Collected data entries:
☆ ☆ ☆ ☆ ☆

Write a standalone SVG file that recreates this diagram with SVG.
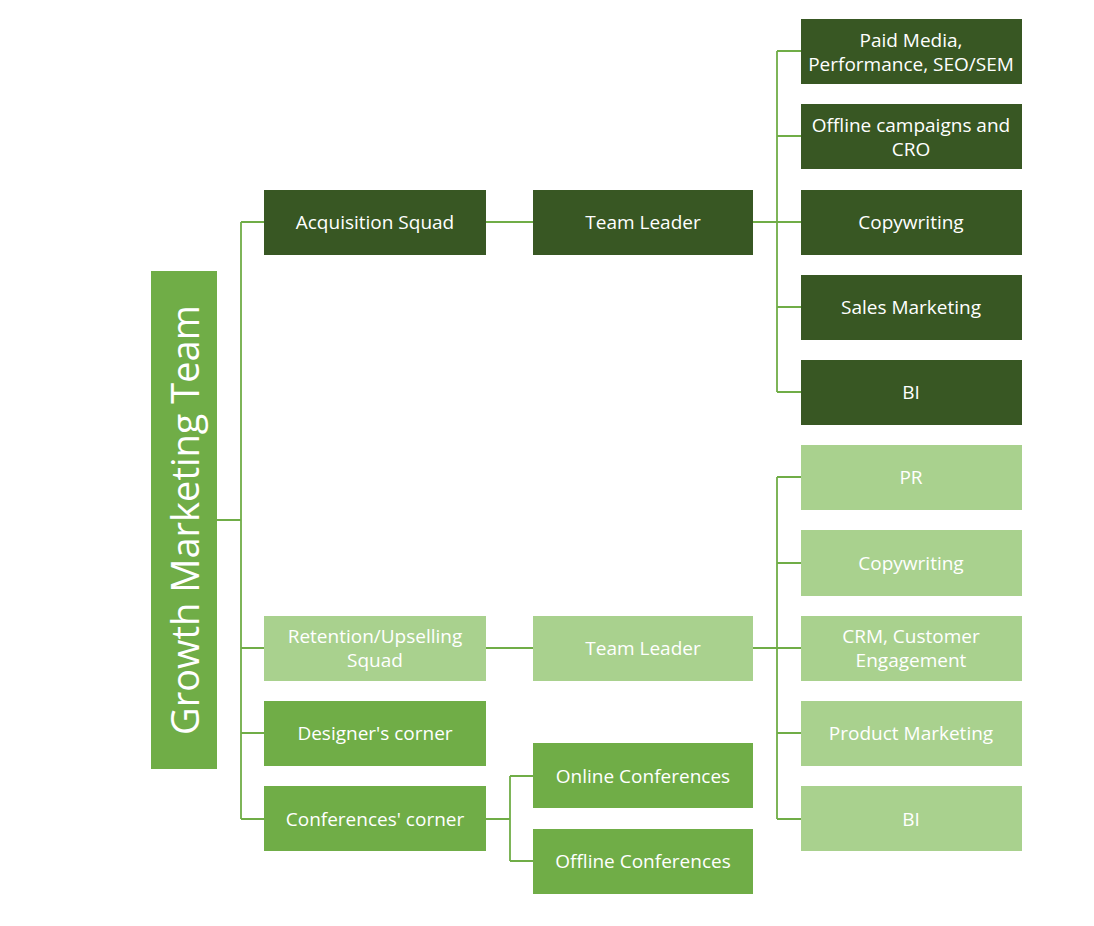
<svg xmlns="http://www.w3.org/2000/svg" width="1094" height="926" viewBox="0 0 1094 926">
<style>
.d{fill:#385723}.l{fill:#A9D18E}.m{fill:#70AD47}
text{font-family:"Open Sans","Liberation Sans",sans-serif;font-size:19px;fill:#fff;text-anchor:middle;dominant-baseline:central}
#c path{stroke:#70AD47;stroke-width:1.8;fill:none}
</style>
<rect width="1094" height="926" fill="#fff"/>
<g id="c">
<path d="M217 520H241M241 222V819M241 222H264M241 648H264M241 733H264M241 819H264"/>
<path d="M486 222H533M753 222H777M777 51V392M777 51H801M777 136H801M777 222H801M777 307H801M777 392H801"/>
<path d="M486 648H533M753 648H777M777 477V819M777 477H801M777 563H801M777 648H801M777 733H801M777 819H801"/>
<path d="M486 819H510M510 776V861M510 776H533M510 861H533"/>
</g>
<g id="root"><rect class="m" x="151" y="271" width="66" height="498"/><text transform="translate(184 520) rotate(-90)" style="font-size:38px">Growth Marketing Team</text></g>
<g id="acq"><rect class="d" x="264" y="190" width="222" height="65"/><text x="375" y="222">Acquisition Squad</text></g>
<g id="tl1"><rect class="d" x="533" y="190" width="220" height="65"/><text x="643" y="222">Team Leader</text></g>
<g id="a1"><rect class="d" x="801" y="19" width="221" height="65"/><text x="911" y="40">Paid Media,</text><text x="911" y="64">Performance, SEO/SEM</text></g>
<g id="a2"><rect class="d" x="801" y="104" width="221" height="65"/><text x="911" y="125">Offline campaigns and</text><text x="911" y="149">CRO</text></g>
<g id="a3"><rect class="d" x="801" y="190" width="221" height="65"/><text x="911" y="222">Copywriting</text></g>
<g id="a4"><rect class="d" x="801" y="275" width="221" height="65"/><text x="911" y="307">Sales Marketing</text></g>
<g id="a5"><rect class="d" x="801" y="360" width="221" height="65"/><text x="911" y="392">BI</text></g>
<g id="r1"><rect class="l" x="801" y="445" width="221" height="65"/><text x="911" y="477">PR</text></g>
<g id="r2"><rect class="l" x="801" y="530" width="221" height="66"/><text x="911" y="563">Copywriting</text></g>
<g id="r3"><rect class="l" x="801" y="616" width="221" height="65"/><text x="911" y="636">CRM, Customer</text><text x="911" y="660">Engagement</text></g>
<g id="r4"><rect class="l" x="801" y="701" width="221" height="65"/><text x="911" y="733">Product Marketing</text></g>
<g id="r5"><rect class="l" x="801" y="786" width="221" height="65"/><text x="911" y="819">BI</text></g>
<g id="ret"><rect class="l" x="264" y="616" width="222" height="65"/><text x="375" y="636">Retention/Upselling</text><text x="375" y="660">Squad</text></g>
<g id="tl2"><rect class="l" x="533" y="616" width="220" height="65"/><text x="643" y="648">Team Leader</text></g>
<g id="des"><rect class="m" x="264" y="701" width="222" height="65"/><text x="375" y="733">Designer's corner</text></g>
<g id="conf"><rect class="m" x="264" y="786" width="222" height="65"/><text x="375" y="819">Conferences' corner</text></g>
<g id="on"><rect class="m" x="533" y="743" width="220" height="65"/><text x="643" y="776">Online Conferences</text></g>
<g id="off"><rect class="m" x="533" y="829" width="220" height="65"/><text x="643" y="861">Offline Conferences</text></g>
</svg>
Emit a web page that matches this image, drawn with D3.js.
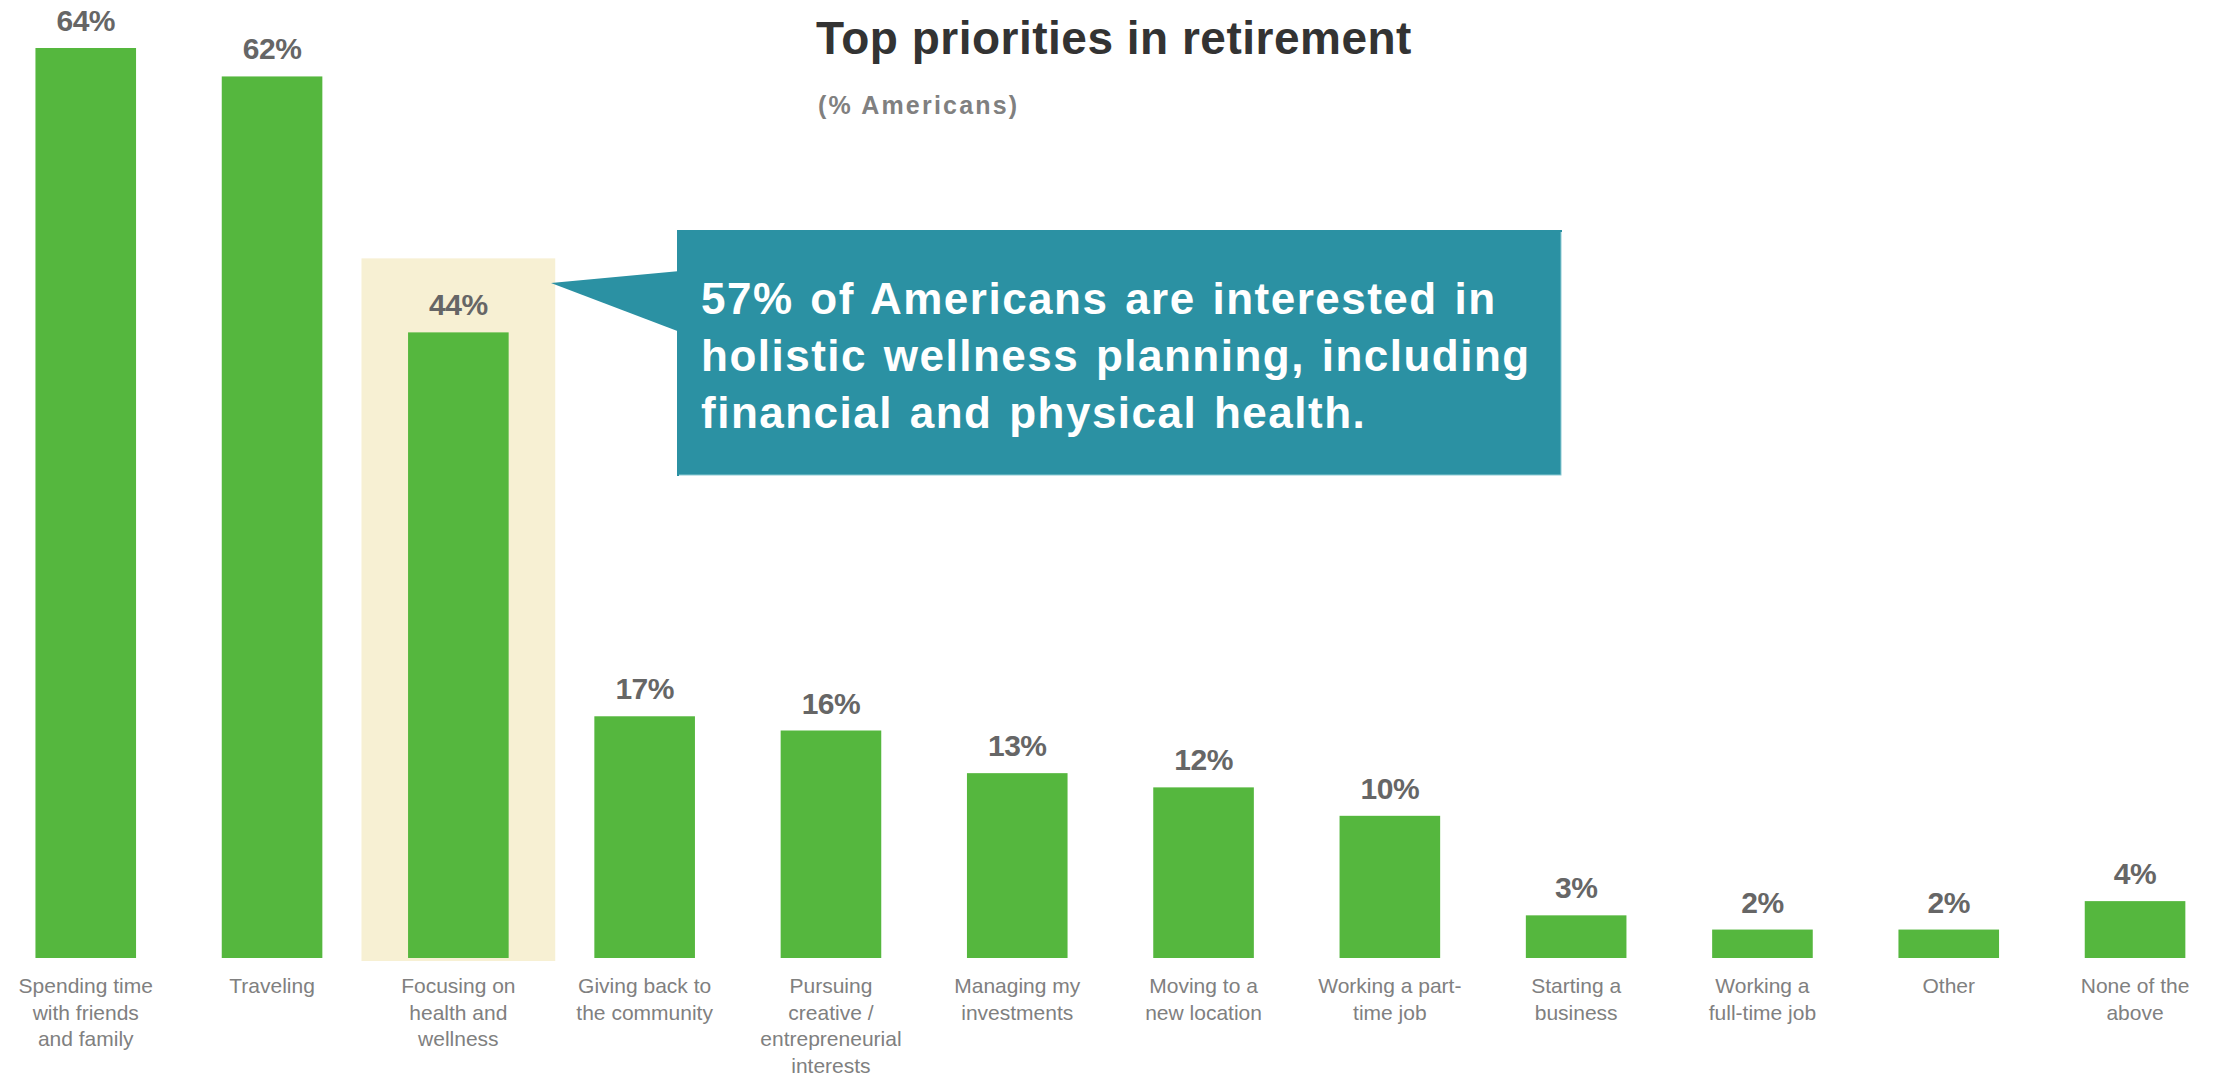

☆ ☆ ☆ ☆ ☆

#### What you need to do:
Leave out the pictures and output every record above precisely as given.

#### Expected answer:
Write a standalone SVG file that recreates this diagram with SVG.
<svg xmlns="http://www.w3.org/2000/svg" width="1094" height="926" viewBox="0 0 1094 926">
<style>
.d{fill:#385723}.l{fill:#A9D18E}.m{fill:#70AD47}
text{font-family:"Open Sans","Liberation Sans",sans-serif;font-size:19px;fill:#fff;text-anchor:middle;dominant-baseline:central}
#c path{stroke:#70AD47;stroke-width:1.8;fill:none}
</style>
<rect width="1094" height="926" fill="#fff"/>
<g id="c">
<path d="M217 520H241M241 222V819M241 222H264M241 648H264M241 733H264M241 819H264"/>
<path d="M486 222H533M753 222H777M777 51V392M777 51H801M777 136H801M777 222H801M777 307H801M777 392H801"/>
<path d="M486 648H533M753 648H777M777 477V819M777 477H801M777 563H801M777 648H801M777 733H801M777 819H801"/>
<path d="M486 819H510M510 776V861M510 776H533M510 861H533"/>
</g>
<g id="root"><rect class="m" x="151" y="271" width="66" height="498"/><text transform="translate(184 520) rotate(-90)" style="font-size:38px">Growth Marketing Team</text></g>
<g id="acq"><rect class="d" x="264" y="190" width="222" height="65"/><text x="375" y="222">Acquisition Squad</text></g>
<g id="tl1"><rect class="d" x="533" y="190" width="220" height="65"/><text x="643" y="222">Team Leader</text></g>
<g id="a1"><rect class="d" x="801" y="19" width="221" height="65"/><text x="911" y="40">Paid Media,</text><text x="911" y="64">Performance, SEO/SEM</text></g>
<g id="a2"><rect class="d" x="801" y="104" width="221" height="65"/><text x="911" y="125">Offline campaigns and</text><text x="911" y="149">CRO</text></g>
<g id="a3"><rect class="d" x="801" y="190" width="221" height="65"/><text x="911" y="222">Copywriting</text></g>
<g id="a4"><rect class="d" x="801" y="275" width="221" height="65"/><text x="911" y="307">Sales Marketing</text></g>
<g id="a5"><rect class="d" x="801" y="360" width="221" height="65"/><text x="911" y="392">BI</text></g>
<g id="r1"><rect class="l" x="801" y="445" width="221" height="65"/><text x="911" y="477">PR</text></g>
<g id="r2"><rect class="l" x="801" y="530" width="221" height="66"/><text x="911" y="563">Copywriting</text></g>
<g id="r3"><rect class="l" x="801" y="616" width="221" height="65"/><text x="911" y="636">CRM, Customer</text><text x="911" y="660">Engagement</text></g>
<g id="r4"><rect class="l" x="801" y="701" width="221" height="65"/><text x="911" y="733">Product Marketing</text></g>
<g id="r5"><rect class="l" x="801" y="786" width="221" height="65"/><text x="911" y="819">BI</text></g>
<g id="ret"><rect class="l" x="264" y="616" width="222" height="65"/><text x="375" y="636">Retention/Upselling</text><text x="375" y="660">Squad</text></g>
<g id="tl2"><rect class="l" x="533" y="616" width="220" height="65"/><text x="643" y="648">Team Leader</text></g>
<g id="des"><rect class="m" x="264" y="701" width="222" height="65"/><text x="375" y="733">Designer's corner</text></g>
<g id="conf"><rect class="m" x="264" y="786" width="222" height="65"/><text x="375" y="819">Conferences' corner</text></g>
<g id="on"><rect class="m" x="533" y="743" width="220" height="65"/><text x="643" y="776">Online Conferences</text></g>
<g id="off"><rect class="m" x="533" y="829" width="220" height="65"/><text x="643" y="861">Offline Conferences</text></g>
</svg>
Emit a web page that matches this image, drawn with D3.js.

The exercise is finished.